During the dreary and wet summer of 1816, while hanging out at the Villa Diodati on Lake Geneva, the four young writers challenged one another to write horror stories. Percy Shelly, as you say, began something he never set to paper. Mary began the thought processes that eventually led her to Frankenstein. Lord Byron, who had, three years before, began a formal literary interest in traditional folkloric Vampirism in his Orientalist epic poem The Giaour, actually wrote the first several pages of an ostensible vampire story. It was notable in that it portrayed the central monster, which was normally a bloated bloody corpse, as an aristocrat named Augustus Darvell. Having read these pages, there is little evidence of more than a pervasive sinister existentialism about Darvell, but we have Mrs. Shelly’s assertion that a vampire was what he was meant to be. We are not privy to the same airy discussions the young quartet were having around the Swiss campfires on those evenings. I always thought this was pretty neat, that Byron himself was somehow responsible for the arch romanticizing of this common villager’s folkloric bugaboo.
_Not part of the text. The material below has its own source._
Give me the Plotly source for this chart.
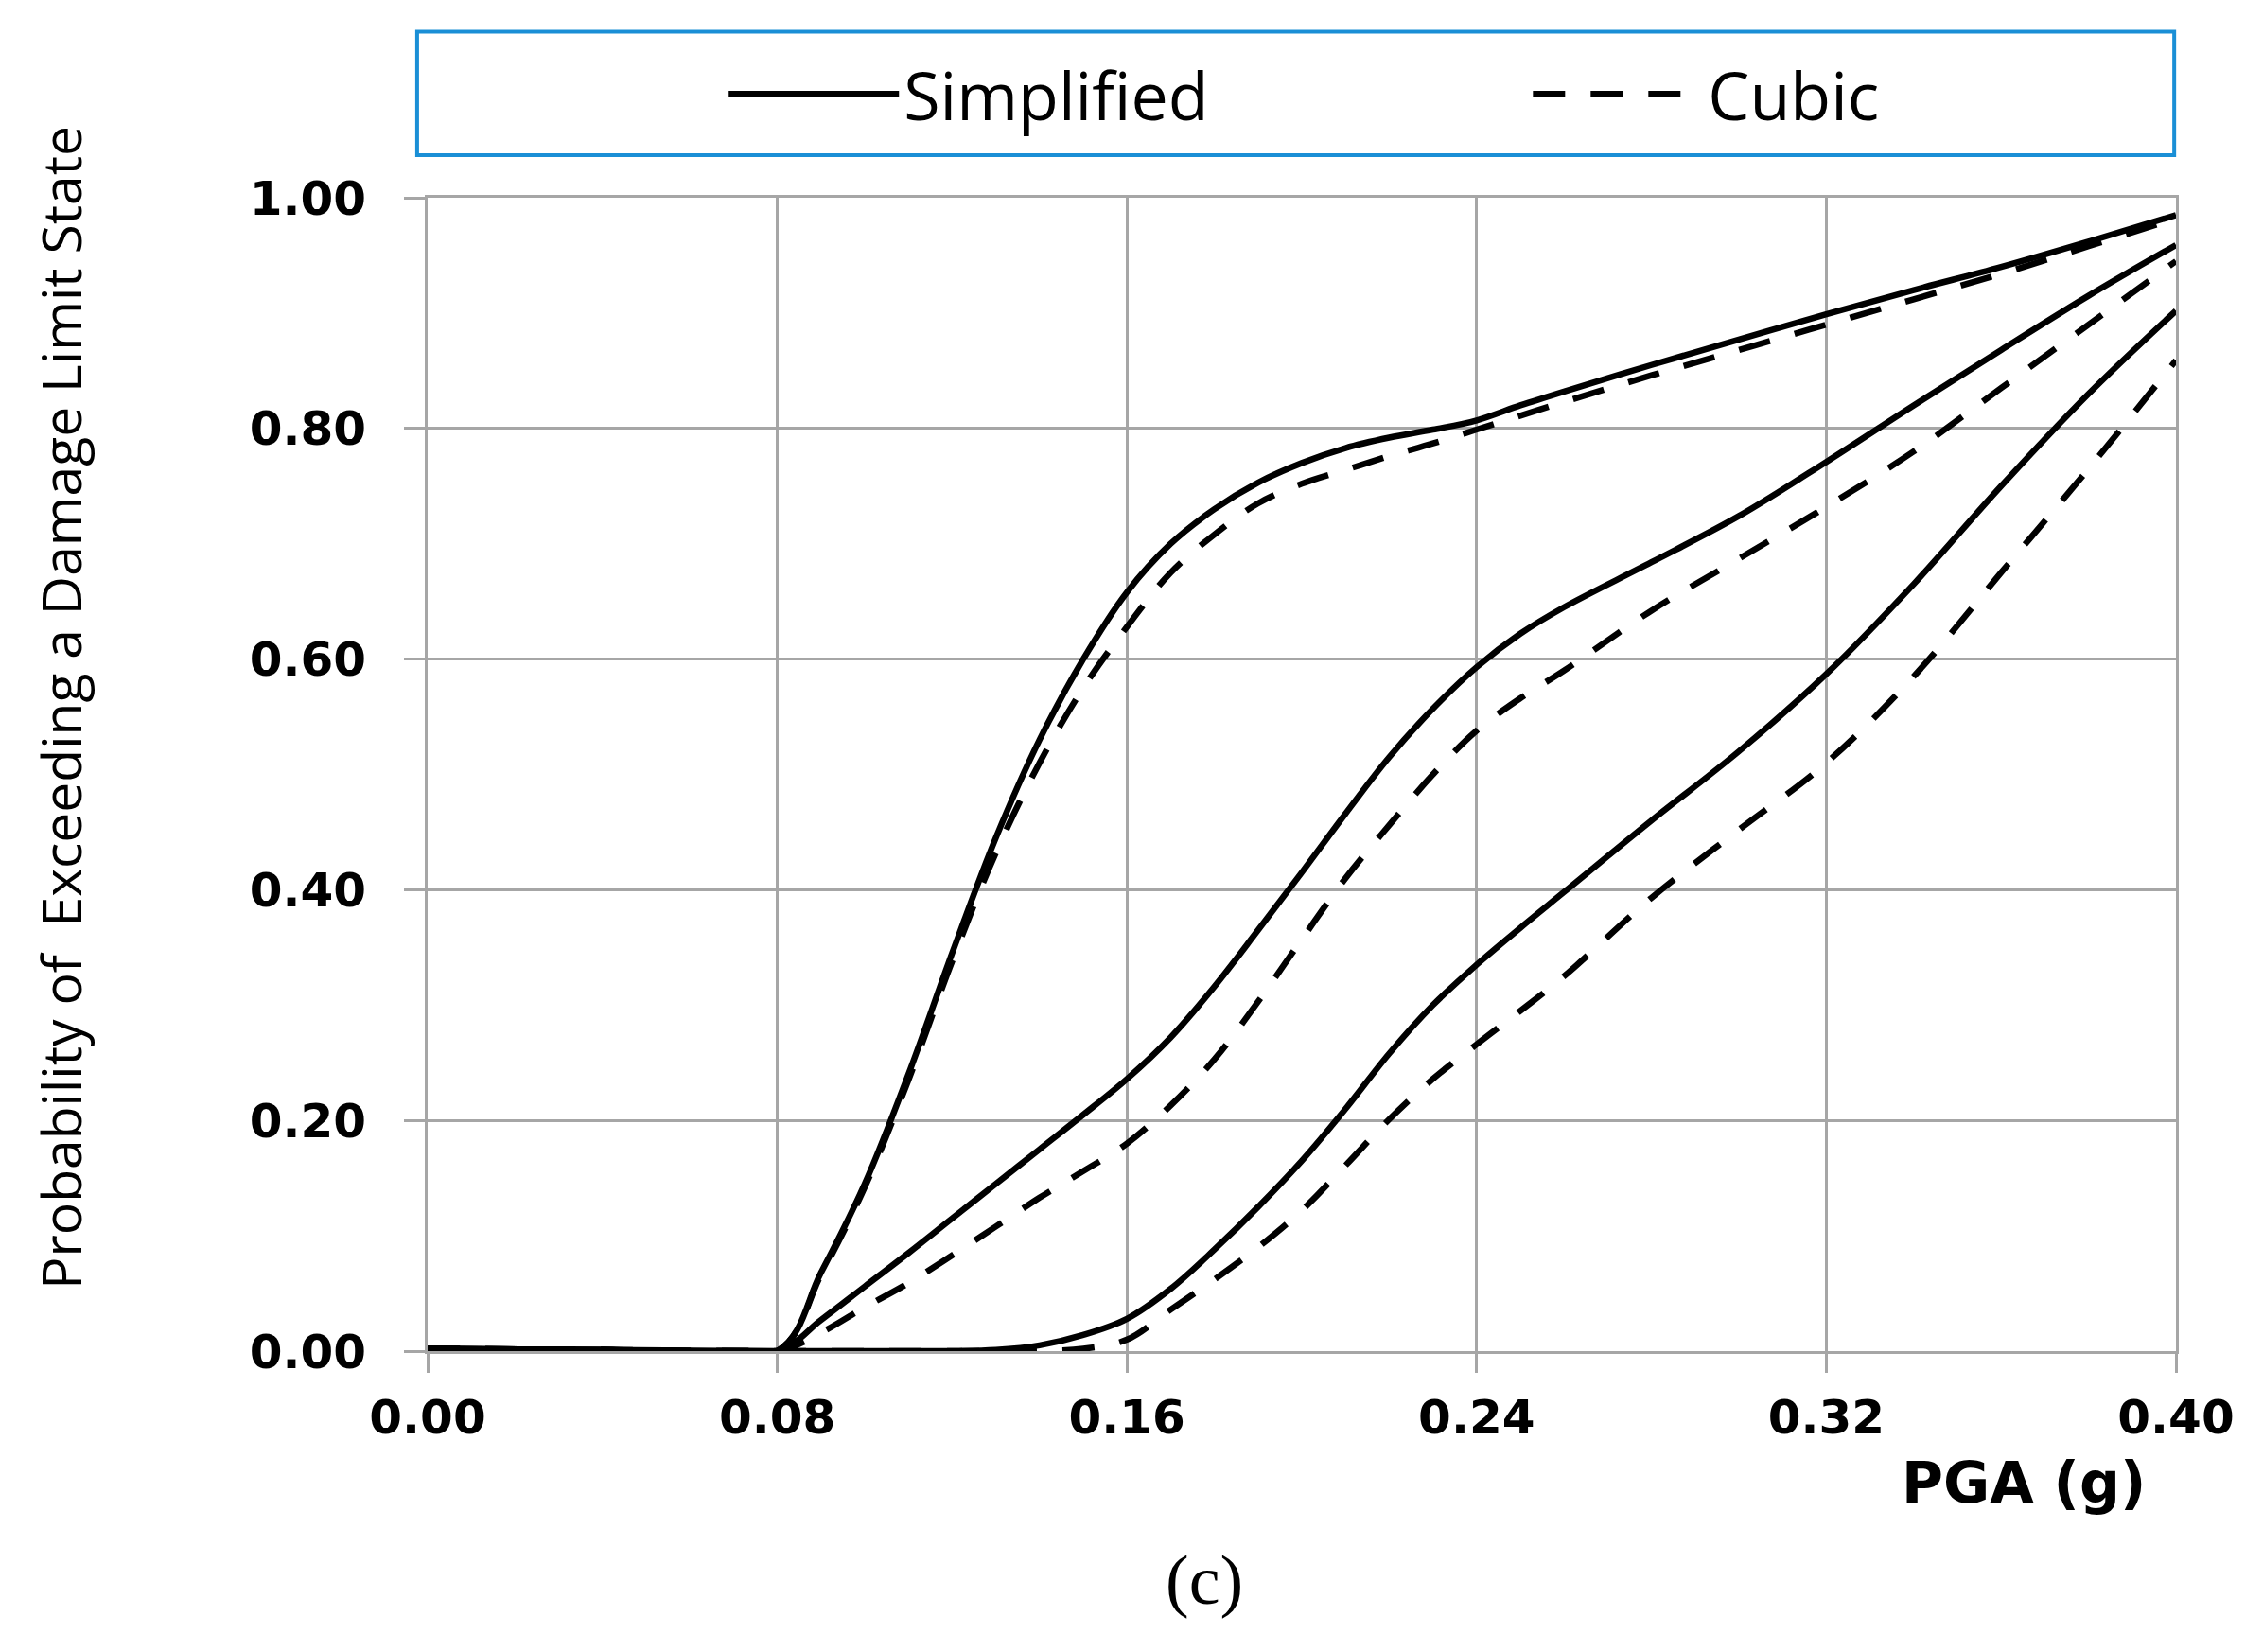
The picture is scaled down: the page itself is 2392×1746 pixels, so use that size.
import plotly.graph_objects as go

# PGA (g) values the curves were read at
pga = [0, 0.04, 0.08, 0.09, 0.10, 0.11, 0.12, 0.13, 0.14, 0.15, 0.16, 0.17, 0.18, 0.19,
       0.20, 0.21, 0.22, 0.23, 0.24, 0.25, 0.26, 0.28, 0.30, 0.32, 0.34, 0.36, 0.38, 0.40]

# probability of exceeding each damage limit state
ds1_simplified = [0.002, 0.001, 0, 0.068, 0.145, 0.24, 0.345, 0.445, 0.53, 0.6, 0.658, 0.70,
                  0.73, 0.753, 0.77, 0.783, 0.792, 0.799, 0.807, 0.82, 0.832, 0.855, 0.877,
                  0.899, 0.92, 0.94, 0.962, 0.985]
ds1_cubic = [0.002, 0.001, 0, 0.066, 0.142, 0.235, 0.338, 0.432, 0.51, 0.575, 0.628, 0.675,
             0.708, 0.735, 0.752, 0.764, 0.776, 0.787, 0.799, 0.811, 0.823, 0.846, 0.868,
             0.89, 0.912, 0.934, 0.958, 0.982]
ds2_simplified = [0.002, 0.001, 0, 0.027, 0.056, 0.085, 0.115, 0.145, 0.175, 0.205, 0.236,
                  0.272, 0.316, 0.365, 0.415, 0.466, 0.515, 0.557, 0.593, 0.622, 0.645,
                  0.684, 0.724, 0.771, 0.82, 0.868, 0.915, 0.959]
ds2_cubic = [0.002, 0.001, 0, 0.016, 0.038, 0.059, 0.083, 0.108, 0.133, 0.156, 0.18, 0.213,
             0.253, 0.303, 0.357, 0.41, 0.456, 0.5, 0.538, 0.566, 0.59, 0.642, 0.687, 0.732,
             0.78, 0.835, 0.89, 0.945]
ds3_simplified = [0.002, 0.001, 0, 0, 0, 0, 0, 0.001, 0.005, 0.014, 0.028, 0.054, 0.088,
                  0.125, 0.165, 0.21, 0.258, 0.3, 0.335, 0.367, 0.398, 0.46, 0.52, 0.587,
                  0.665, 0.75, 0.83, 0.902]
ds3_cubic = [0.002, 0.001, 0, 0, 0, 0, 0, 0, 0, 0.002, 0.01, 0.036, 0.062, 0.09, 0.122,
             0.161, 0.201, 0.236, 0.266, 0.295, 0.325, 0.393, 0.452, 0.51, 0.585, 0.675,
             0.765, 0.859]

x_ticks = [0, 0.08, 0.16, 0.24, 0.32, 0.40]
y_ticks = [0, 0.2, 0.4, 0.6, 0.8, 1.0]

dash = "34px,27px"
curves = [
    ("Simplified", ds1_simplified, "solid", "legend", True),
    ("Cubic", ds1_cubic, dash, "legend2", True),
    ("Simplified", ds2_simplified, "solid", "legend", False),
    ("Cubic", ds2_cubic, dash, "legend2", False),
    ("Simplified", ds3_simplified, "solid", "legend", False),
    ("Cubic", ds3_cubic, dash, "legend2", False),
]

fig = go.Figure()
for name, ys, style, leg, show in curves:
    fig.add_trace(go.Scatter(
        x=pga, y=ys, mode="lines", name=name, legend=leg, showlegend=show,
        line=dict(color="black", width=6.5, dash=style, shape="spline", smoothing=1),
    ))

grid = "#a6a6a6"
tick_font = dict(family="DejaVu Sans", size=50, color="black", weight="bold")

fig.update_xaxes(
    range=[0, 0.4], tickvals=x_ticks, ticktext=[f"{v:.2f}" for v in x_ticks],
    showgrid=True, gridcolor=grid, gridwidth=3, zeroline=False,
    showline=True, linecolor=grid, linewidth=3, mirror=True,
    ticks="outside", ticklen=20, tickwidth=3, tickcolor=grid,
    tickfont=tick_font, ticklabelstandoff=4,
)
fig.update_yaxes(
    range=[0, 1.0], tickvals=y_ticks, ticktext=[f"{v:.2f}" for v in y_ticks],
    showgrid=True, gridcolor=grid, gridwidth=3, zeroline=False,
    showline=True, linecolor=grid, linewidth=3, mirror=True,
    ticks="outside", ticklen=22, tickwidth=3, tickcolor=grid,
    tickfont=tick_font, ticklabelstandoff=30,
)

legend_font = dict(family="Open Sans", size=70, color="black")
fig.update_layout(
    width=2392, height=1746,
    margin=dict(l=444, r=100, t=201, b=326),
    plot_bgcolor="white", paper_bgcolor="white",
    legend=dict(orientation="h", x=0.1695, xanchor="left", y=1.09, yanchor="middle",
                font=legend_font, itemwidth=180, bgcolor="rgba(0,0,0,0)"),
    legend2=dict(orientation="h", x=0.6295, xanchor="left", y=1.09, yanchor="middle",
                 font=legend_font, itemwidth=180, bgcolor="rgba(0,0,0,0)"),
    shapes=[dict(
        type="rect", xref="paper", yref="paper",
        x0=-0.006, x1=0.999, y0=1.037, y1=1.144,
        line=dict(color="#1a8fd6", width=4), fillcolor="rgba(0,0,0,0)",
    )],
    annotations=[
        dict(text="Probability of  Exceeding a Damage Limit State", textangle=-90,
             xref="paper", yref="paper", x=-0.21, y=0.558, showarrow=False,
             xanchor="center", yanchor="middle",
             font=dict(family="Open Sans", size=57, color="black")),
        dict(text="PGA (g)", xref="paper", yref="paper", x=0.984, y=-0.114,
             xanchor="right", yanchor="middle", showarrow=False,
             font=dict(family="DejaVu Sans", size=60, color="black", weight="bold")),
        dict(text="(c)", xref="paper", yref="paper", x=0.444, y=-0.1985,
             xanchor="center", yanchor="middle", showarrow=False,
             font=dict(family="Liberation Serif", size=74, color="black")),
    ],
)

fig.write_html("out.html")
Byron was such a sexy jerk.
Sadly, Byron, whose attention span was probably never all that, and who was actively putting pen to paper for the third canto of Childe Harold’s Pilgrimage, never bothered finishing the story. This is where poor Dr. Polidori comes in. The doctor took that enigmatic story snippet and ran, authoring the Vampire. Again, according to the opinions of those present, this story ran more or less according to Byron’s initial ideas, though Polidori went so far as to fashion his aristocratic protagonist, Lord Ruthven, after Byron himself. But it is important to note that this was, according to everyone involved, including John William Polidori himself, Byron’s idea made manifest through the doctor’s later tinkering. Three years later, as a matter of fact: the Vampire wasn’t published until 1819.
So what did Dr. Palidori actually manage to create over those wet summer nights in Switzerland? I like how Mary Shelly puts it best, so here she is:
“Poor Polidori had some terrible idea about a skull-headed lady who was so punished for peeping through a keyhole—what to see I forget: something very shocking and wrong of course; but when she was reduced to a worse condition than the renowned Tom of Coventry, he did not know what to do with her and was obliged to dispatch her to the tomb of the Capulets, the only place for which she was fitted.”
Man, what a sentence! And what a drive-in B-side, too. I’d really like to have read that story. Imagine if he’d persisted and finished it, imagine also that Polidori’s taste-making sway then held firm: we’d live in a wonderful world with nineteenth century books about, and Universal and Hammer Film Studios versions depicting, and teen angst allusions to, and Loony Toons send-ups of, and pre-code comic books about, and Wax Museum sculptures illustrating, and millions on millions of trick or treating kids all dressing up and plodding about as a skull-headed woman. Sigh.